Federal financial regulators soon stepped in to guarantee deposits, but tighter lending conditions from the banking crisis and higher interest rates pose new challenges for climate tech companies at a time when there's not much time to act and avert the worst effects of climate change.
“There is a massive hole in that slice of the climate capitalization pie that's missing," Sophie Purdom, managing partner at Planeteer Capital, told Yahoo Finance at the recent Techonomy conference. “SVB did play this really essential role in the ecosystem because they were willing to take on technologically perceived riskier types of clients than maybe the bigger four or so banks were willing to mess around with. These tend to be smaller companies, smaller accounts, [with] higher risk premiums."
SVB made over $1 billion in loans for U.S. renewable-energy projects in 2022 and pledged to increase financing for sustainability efforts to $5 billion by 2027. The regional bank also claimed to have been involved in 62% of community solar projects, which help renters and lower-income communities access renewable energy.
"With Silicon Valley Bank, we've seen definitely some air get sucked out of the system," Nneka Kibuule, principal at Aligned Climate Capital, told Yahoo Finance. "A lot of firms looked to Silicon Valley Bank for venture debt, but that doesn't mean that there aren't other providers. I think anytime there's like such a big change like that there's a time of readjustment."
'Goodwill only goes so far'
Purdom explained that SVB had built up a lot of "goodwill" in Silicon Valley and the climate tech ecosystem. The bank sponsored Bay Area parties, conferences, global events, and even a women's cycling team in addition to investing in climate funds. It also developed a reputation for its relationships and expertise in climate tech, having been invested in green technology for nearly two decades.
But when a bank falters, "that goodwill only goes so far," Purdom said. “So it was a reality shock to the system for a lot of us. And maybe in Silicon Valley it was thought of as SVB is too ingrained to fail — maybe not too big to fail, but kind of too ingrained.”
Silicon Valley Bank has stated that it is "conducting business as usual" since the FDIC took over operations and sold much of the bank to First Citizens (FCNCA), and SVB's $75 billion loan portfolio has reportedly attracted interest from potential buyers in private equity, including Blackstone, Apollo Global Management, the Carlyle Group, and KKR.
But the collapse has rattled investors and left companies and their VC backers uncertain about whether they will be able to access specialty banking services — from SVB or other lenders — that cater to early-stage companies not yet turning profits.
And climate tech companies still have options to raise capital through equity and debt, though overall it will likely become harder for companies to get funding.
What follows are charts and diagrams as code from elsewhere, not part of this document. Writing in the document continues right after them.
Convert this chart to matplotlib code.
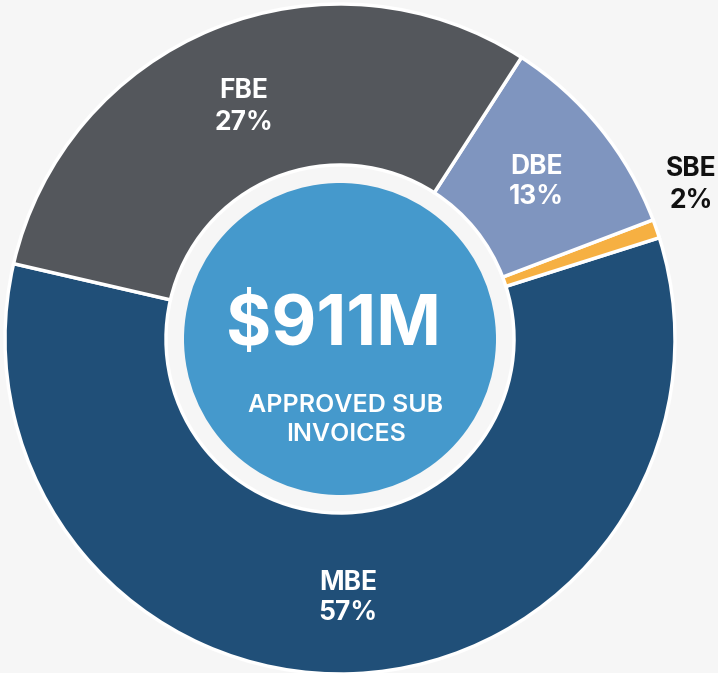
import matplotlib
matplotlib.use("Agg")
import matplotlib.pyplot as plt
from matplotlib.patches import Circle

# Data
categories = ["MBE", "SBE", "DBE", "FBE"]
shares = [58.5, 0.9, 10.1, 30.5]          # wedge sizes as drawn
pct_labels = ["57%", "2%", "13%", "27%"]  # labels as printed
colors = ["#204f78", "#f6b042", "#7f95bf", "#54575c"]
total_text = "$911M"
sub_text = "APPROVED SUB\nINVOICES"

W, H = 718, 673
fig = plt.figure(figsize=(W / 100, H / 100), dpi=100)
bg = "#f6f6f6"
fig.patch.set_facecolor(bg)
ax = fig.add_axes([0, 0, 1, 1])
ax.set_facecolor(bg)

cx, cy = 340, H - 339
R = 335
ax.pie(shares, colors=colors, startangle=167, counterclock=True,
       center=(cx, cy), radius=R, frame=True,
       wedgeprops=dict(width=R - 174, edgecolor="white", linewidth=2.5))
ax.set_xlim(0, W)
ax.set_ylim(0, H)
ax.set_aspect("equal")
ax.axis("off")

ax.add_patch(Circle((cx, cy), 156, facecolor="#4599cc", edgecolor="none", zorder=5))

font = ["Inter", "DejaVu Sans"]
lab_pos = {"MBE": (348, 598), "SBE": (691, 185), "DBE": (536, 182), "FBE": (244, 107)}
for cat, pl in zip(categories, pct_labels):
    x, ypix = lab_pos[cat]
    col = "#111111" if cat == "SBE" else "white"
    ax.text(x, H - ypix, f"{cat}\n{pl}", ha="center", va="center", color=col,
            fontsize=19, fontweight="bold", family=font, linespacing=1.25, zorder=6)

ax.text(333, H - 326, total_text, ha="center", va="center", color="white",
        fontsize=50, fontweight="bold", family=font, zorder=6)
ax.text(346, H - 420, sub_text, ha="center", va="center", color="white",
        fontsize=18, fontweight="semibold", family=font, linespacing=1.35, zorder=6)

fig.savefig("out.png", dpi=100, facecolor=bg)
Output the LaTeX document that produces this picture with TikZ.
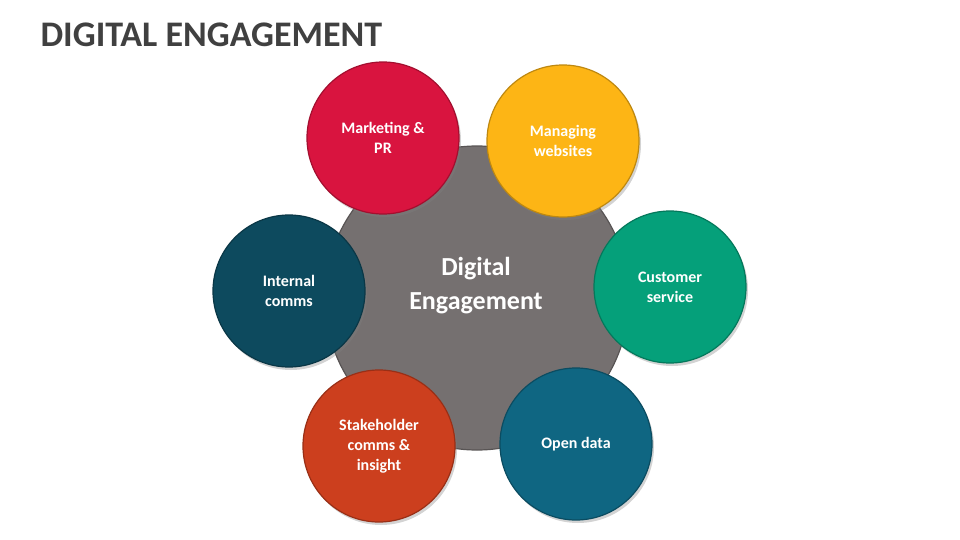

"What this bank collapse is going to do, hopefully, is increase the due diligence process of the investors into these VC-backed startups, which is going to continue to slow that funding," Kyle Stanford, senior analyst of VC at PitchBook, told Yahoo Finance Live (video above). "It's going to make it more difficult for these companies to raise capital even ... than it's already been."
The gap left by SVB may also "bifurcate the market," where seed and early-stage companies may have difficulties, he added. "Strong companies with strong balance sheets [and] lots of capital runway are going to be able to raise from equity investors or lenders, depending on how they want to go, and continue to grow in this market."
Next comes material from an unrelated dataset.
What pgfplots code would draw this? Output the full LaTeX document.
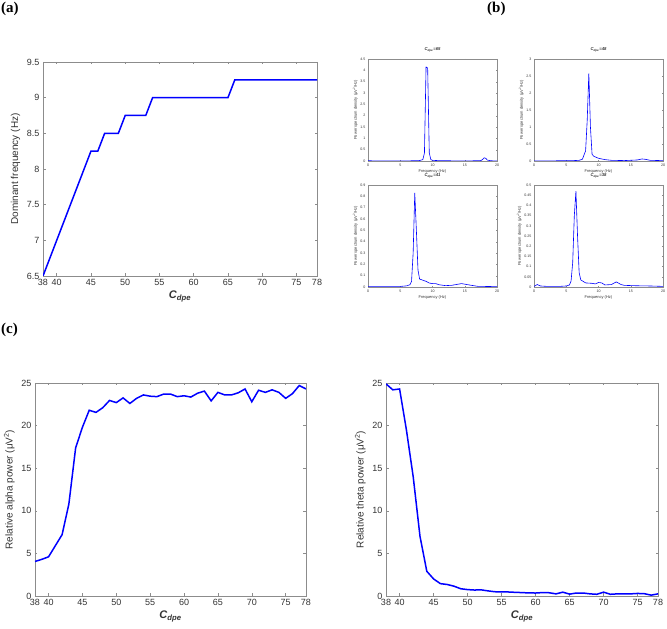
\documentclass[border=0pt]{standalone}
\usepackage{pgfplots}
\pgfplotsset{compat=1.18}
\usepackage{fontspec}
\setmainfont{Liberation Sans}
\newfontfamily\serifb{Liberation Serif}
\definecolor{axgray}{gray}{0.55}
\definecolor{txt}{gray}{0.2}
\definecolor{mblue}{rgb}{0,0,1}
\newcommand{\Cdpe}{\textbf{\textit{C}}\textsubscript{\textbf{\textit{dpe}}}}
\pgfplotsset{
  big/.style={
    scale only axis, anchor=south west,
    axis line style={axgray, line width=0.6pt},
    every tick/.style={axgray, line width=0.5pt},
    major tick length=2.5pt,
    tick align=inside,
    ticklabel style={font=\fontsize{9}{10}\selectfont, text=txt},
    label style={font=\fontsize{10}{11}\selectfont, text=txt},
    /pgf/number format/assume math mode=true,
    /pgf/number format/fixed,
    xmin=38, xmax=78,
    xtick={38,40,45,50,55,60,65,70,75,78},
    xlabel={\fontsize{11}{12}\selectfont\Cdpe},
    xlabel style={yshift=2pt},
  },
  small/.style={
    scale only axis, anchor=south west,
    width=129pt, height=102pt,
    axis line style={axgray, line width=0.4pt},
    every tick/.style={axgray, line width=0.3pt},
    major tick length=1.3pt,
    tick align=inside,
    ticklabel style={font=\fontsize{3.6}{4}\selectfont, text=txt},
    label style={font=\fontsize{4}{4.5}\selectfont, text=txt},
    title style={font=\fontsize{4.2}{4.5}\selectfont\bfseries\itshape, text=txt, yshift=-3pt},
    /pgf/number format/assume math mode=true,
    /pgf/number format/fixed,
    xmin=0, xmax=20, ymin=0,
    xtick={0,5,10,15,20},
    xlabel={Frequency (Hz)},
    ylabel={Power spectrum density (μV\textsuperscript{2}/Hz)},
    xlabel style={yshift=3pt},
    ylabel style={yshift=-4pt},
    yticklabel style={xshift=1pt},
    xticklabel style={yshift=1pt},
  }
}
\begin{document}
\begin{tikzpicture}[x=1pt,y=1pt]
\useasboundingbox (0,0) rectangle (667,629);
\node[anchor=north west, inner sep=0pt, font=\serifb\fontsize{15}{16}\selectfont\bfseries] at (1,627) {(a)};
\node[anchor=north west, inner sep=0pt, font=\serifb\fontsize{15}{16}\selectfont\bfseries] at (487,627) {(b)};
\node[anchor=north west, inner sep=0pt, font=\serifb\fontsize{15}{16}\selectfont\bfseries] at (1,306) {(c)};

% (a)
\begin{axis}[big, at={(43pt,353pt)}, width=274pt, height=214pt,
  ymin=6.5, ymax=9.5, ytick={6.5,7,7.5,8,8.5,9,9.5},
  yticklabels={6.5,7,7.5,8,8.5,9,9.5},
  ylabel={Dominant frequency (Hz)}]
\addplot[mblue, line width=1.5pt] coordinates {
(38,6.5) (45,8.25) (46,8.25) (47,8.5) (49,8.5) (50,8.75) (53,8.75) (54,9) (65,9) (66,9.25) (78,9.25)};
\end{axis}

% (b) TL
\begin{axis}[small, at={(368pt,468pt)}, ymax=4.5, ytick={0,0.5,...,4.5},
  title={C\textsubscript{dpe}=65}]
\addplot[mblue, line width=0.6pt] coordinates {
(0,0.01) (2,0.005) (4,0.005) (6,0.006) (7,0.01) (8,0.02) (8.5,0.06) (8.75,0.35) (9,4.15) (9.25,4.1) (9.5,0.35) (9.75,0.06) (10,0.03) (11,0.015) (13,0.008) (16,0.006) (17.5,0.02) (17.75,0.06) (18,0.14) (18.25,0.12) (18.5,0.04) (19,0.01) (20,0.005)};
\end{axis}

% (b) TR
\begin{axis}[small, at={(534pt,468pt)}, ymax=3, ytick={0,0.5,...,3},
  title={C\textsubscript{dpe}=48}]
\addplot[mblue, line width=0.6pt] coordinates {
(0,0.005) (3,0.005) (6,0.01) (7,0.02) (7.5,0.05) (8,0.3) (8.25,1.2) (8.5,2.58) (8.75,1.0) (9,0.2) (9.25,0.14) (9.5,0.12) (10,0.08) (11,0.04) (12,0.02) (14,0.012) (16,0.03) (16.75,0.06) (17.25,0.05) (18,0.02) (20,0.01)};
\end{axis}

% (b) BL
\begin{axis}[small, at={(368pt,342pt)}, ymax=0.9, ytick={0,0.1,...,0.9},
  title={C\textsubscript{dpe}=41}]
\addplot[mblue, line width=0.6pt] coordinates {
(0,0.005) (3,0.005) (5,0.005) (6,0.01) (6.5,0.02) (6.75,0.05) (7,0.3) (7.25,0.83) (7.5,0.5) (7.75,0.15) (8,0.07) (8.5,0.06) (9,0.05) (9.5,0.035) (10,0.03) (10.5,0.03) (11,0.02) (12,0.012) (13,0.015) (14,0.025) (14.5,0.03) (15,0.025) (16,0.015) (17,0.006) (20,0.003)};
\end{axis}

% (b) BR
\begin{axis}[small, at={(534pt,342pt)}, ymax=0.5, ytick={0,0.05,...,0.5},
  title={C\textsubscript{dpe}=38}]
\addplot[mblue, line width=0.6pt] coordinates {
(0,0.003) (0.5,0.012) (1,0.005) (2,0.003) (4,0.003) (5,0.005) (5.5,0.01) (5.75,0.03) (6,0.12) (6.25,0.35) (6.5,0.47) (6.75,0.25) (7,0.07) (7.25,0.035) (7.5,0.03) (8,0.02) (9,0.018) (9.5,0.015) (10,0.022) (10.5,0.02) (11,0.01) (12,0.012) (12.75,0.025) (13.5,0.012) (14,0.008) (16,0.006) (18,0.005) (20,0.003)};
\end{axis}

% (c) left
\begin{axis}[big, at={(35pt,33pt)}, width=271pt, height=213pt,
  ymin=0, ymax=25, ytick={0,5,...,25},
  ylabel={Relative alpha power (μV\textsuperscript{2})}]
\addplot[mblue, line width=1.5pt] coordinates {
(38,4.05) (39,4.3) (40,4.6) (41,5.9) (42,7.2) (43,10.8) (44,17.4) (45,19.8) (46,21.8) (47,21.55) (48,22.1) (49,22.95) (50,22.7) (51,23.25) (52,22.6) (53,23.2) (54,23.6) (55,23.45) (56,23.4) (57,23.7) (58,23.7) (59,23.4) (60,23.5) (61,23.35) (62,23.8) (63,24.05) (64,22.9) (65,23.9) (66,23.6) (67,23.6) (68,23.85) (69,24.3) (70,22.8) (71,24.15) (72,23.9) (73,24.2) (74,23.9) (75,23.2) (76,23.75) (77,24.7) (78,24.3)};
\end{axis}

% (c) right
\begin{axis}[big, at={(386pt,33pt)}, width=272pt, height=213pt,
  ymin=0, ymax=25, ytick={0,5,...,25},
  ylabel={Relative theta power (μV\textsuperscript{2})}]
\addplot[mblue, line width=1.5pt] coordinates {
(38,24.9) (39,24.2) (40,24.3) (41,19.5) (42,14) (43,7) (44,2.9) (45,2.0) (46,1.45) (47,1.35) (48,1.15) (49,0.85) (50,0.75) (51,0.7) (52,0.72) (53,0.6) (54,0.5) (55,0.48) (56,0.47) (57,0.43) (58,0.4) (59,0.36) (60,0.35) (61,0.4) (62,0.38) (63,0.25) (64,0.45) (65,0.22) (66,0.35) (67,0.35) (68,0.25) (69,0.2) (70,0.45) (71,0.2) (72,0.25) (73,0.25) (74,0.25) (75,0.3) (76,0.27) (77,0.1) (78,0.25)};
\end{axis}
\end{tikzpicture}
\end{document}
'A long, difficult process' for the climate tech VC market
For those in the sector, the upheaval in banking comes at an inopportune time as VC deal-making experiences a downshift.
In 2022, VC activity in climate tech dipped 3% from its peak in 2021, according to Climate Tech VC. That trend accelerated in the first quarter of 2023, according to Pitchbook data, with deals hitting a two-year low.
However, while climate tech funding has tapered off, it is holding up relatively better when compared to the decline in broader VC funding, which fell 53% globally year over year.
There are other reasons to be optimistic. Incentives in President Biden's climate bill, the Inflation Reduction Act, are expected to accelerate the green transition, and the growing awareness of the climate crisis means there is an appetite to develop new solutions and scale existing ones.
Nevertheless, it's evident SVB's failure will cast a long shadow on the market in the near term.
"This was a bank for not only startups but VCs, for executives at many of these companies," Stanford said. "This is a really intertwined bank with the venture market. And that's going to make it a very long, difficult process for the market to kind of unwind itself from the bank."
When asked if climate tech VC would survive further tightening of financial conditions, Kibuule said: "Survive? Yes. Thrive? Maybe."
Disclosure: Apollo Global Management is Yahoo Finance's parent company.